Recent studies suggest that the number of people working in shared office space may reach almost 4 million worldwide in the next year. Let that sink in. Close to the entire population of this country will be co-working by 2020. But is this millennial-led phenomenon sustainable? 

What we can be sure of is that the likes of WeWork, Knotel and Regus have all played a role in transforming the office leasing industry. In order to attract and retain this new wave of highly educated worker, big businesses like Microsoft and IBM have had to embrace the flexible work environment. You could argue for the first time that the dog is indeed wagging the tail. 

However, as the demand for long leases shrinks, commercial landlords have made drastic overhauls to their models to ensure it can ensure profitability over the short to medium term.
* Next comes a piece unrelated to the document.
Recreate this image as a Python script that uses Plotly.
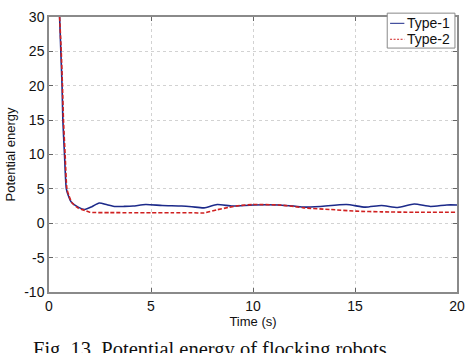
import plotly.graph_objects as go

# Type-1 (solid blue)
t1 = [0.52, 0.58, 0.64, 0.68, 0.76, 0.85, 0.95, 1.1, 1.43, 1.75, 2.1, 2.46, 2.85, 3.25, 3.7, 4.12, 4.74, 5.55, 6.5, 7.0, 7.6, 8.24, 9.0, 10.0, 11.26, 12.0, 12.5, 13.3, 14.58, 15.5, 16.3, 17.1, 17.9, 18.7, 19.5, 20.0]
e1 = [30, 25, 20, 15, 10, 5, 4.0, 3.05, 2.34, 2.0, 2.4, 2.95, 2.7, 2.44, 2.45, 2.5, 2.72, 2.58, 2.5, 2.4, 2.24, 2.72, 2.5, 2.66, 2.66, 2.5, 2.34, 2.44, 2.72, 2.34, 2.58, 2.3, 2.8, 2.44, 2.66, 2.66]

# Type-2 (dashed red)
t2 = [0.52, 0.6, 0.66, 0.71, 0.79, 0.88, 0.98, 1.12, 1.43, 1.75, 2.0, 3.0, 4.0, 5.0, 6.0, 7.0, 7.6, 8.24, 8.8, 9.35, 10.0, 11.26, 12.0, 12.5, 13.8, 15.06, 16.3, 17.9, 20.0]
e2 = [30, 25, 20, 15, 10, 5, 4.0, 3.0, 2.2, 1.87, 1.6, 1.55, 1.53, 1.53, 1.53, 1.53, 1.5, 1.96, 2.3, 2.58, 2.72, 2.66, 2.45, 2.24, 2.0, 1.76, 1.66, 1.6, 1.6]

x_ticks = [0, 5, 10, 15, 20]
y_ticks = [-10, -5, 0, 5, 10, 15, 20, 25, 30]
y_tick_labels = ["-10", "-5", "0", "5", "10", "15", "20", "25", "30"]

series_names = ["Type-1", "Type-2"]
series_colors = ["#1c2a8a", "#d02020"]
series_dash = ["solid", "4px,2px"]

fig = go.Figure()
fig.add_trace(go.Scatter(x=t1, y=e1, mode="lines", name=series_names[0], showlegend=False,
                         line=dict(color=series_colors[0], width=1.6, dash=series_dash[0],
                                   shape="spline", smoothing=0.6)))
fig.add_trace(go.Scatter(x=t2, y=e2, mode="lines", name=series_names[1], showlegend=False,
                         line=dict(color=series_colors[1], width=1.6, dash=series_dash[1],
                                   shape="spline", smoothing=0.6)))

axis_common = dict(
    showline=True, linecolor="#8a8a8a", linewidth=1.5, mirror="ticks",
    ticks="inside", ticklen=4, tickcolor="#666",
    showgrid=True, gridcolor="#d2d2d2", griddash="dot", gridwidth=1,
    zeroline=False,
    tickfont=dict(family="Liberation Sans, Arial", size=14, color="#111"),
)

fig.update_xaxes(range=[0, 20], tickvals=x_ticks, **axis_common,
                 title=dict(text="Time (s)", font=dict(family="Liberation Sans, Arial", size=13, color="#111"), standoff=0))
fig.update_yaxes(range=[-10, 30], tickvals=y_ticks, ticktext=y_tick_labels, **axis_common,
                 title=dict(text="Potential energy", font=dict(family="Liberation Sans, Arial", size=13, color="#111"), standoff=6))

# custom compact legend (MATLAB style)
fig.add_shape(type="rect", xref="paper", yref="paper", x0=0.829, x1=0.995, y0=0.887, y1=1.014,
              line=dict(color="#888", width=1), fillcolor="white", layer="above")
leg_y = [0.977, 0.919]
for name, col, dash, yy in zip(series_names, series_colors, series_dash, leg_y):
    fig.add_shape(type="line", xref="paper", yref="paper", x0=0.836, x1=0.871, y0=yy, y1=yy,
                  line=dict(color=col, width=1, dash="2px,1.5px" if dash != "solid" else "solid"), layer="above")
    fig.add_annotation(text=name, xref="paper", yref="paper", x=0.872, y=yy,
                       xanchor="left", yanchor="middle", showarrow=False,
                       font=dict(family="Liberation Sans, Arial", size=14, color="#111"))

fig.add_annotation(text="Fig. 13. Potential energy of flocking robots",
                   xref="paper", yref="paper", x=-0.043, y=-0.160,
                   xanchor="left", yanchor="top", showarrow=False,
                   font=dict(family="Liberation Serif, Times New Roman", size=20.5, color="#111"))

fig.update_layout(
    width=474, height=353,
    margin=dict(l=43, r=10, t=9, b=61),
    paper_bgcolor="white", plot_bgcolor="white",
    showlegend=False,
)

fig.write_html("out.html")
Naturally, shorter term leases result in higher tenant turnover. Tenant turnover typically equals cost and expense for the landlord. Therefore, landlords need to ensure they plan accordingly for such a high turnover yet also maintain the high-spec office space that is in such high demand. It is not easy!

And yet despite all of this growth in the co-working industry, one of the market leaders, WeWork, recently announced a company loss of €1.7b. This in the midst of an up-turn in the economy. There are suggestions that the co-working phenomenon may not be structured to outlast an economic downturn and in this regard landlords need to think carefully when planning its office leasing strategy for the next number of years.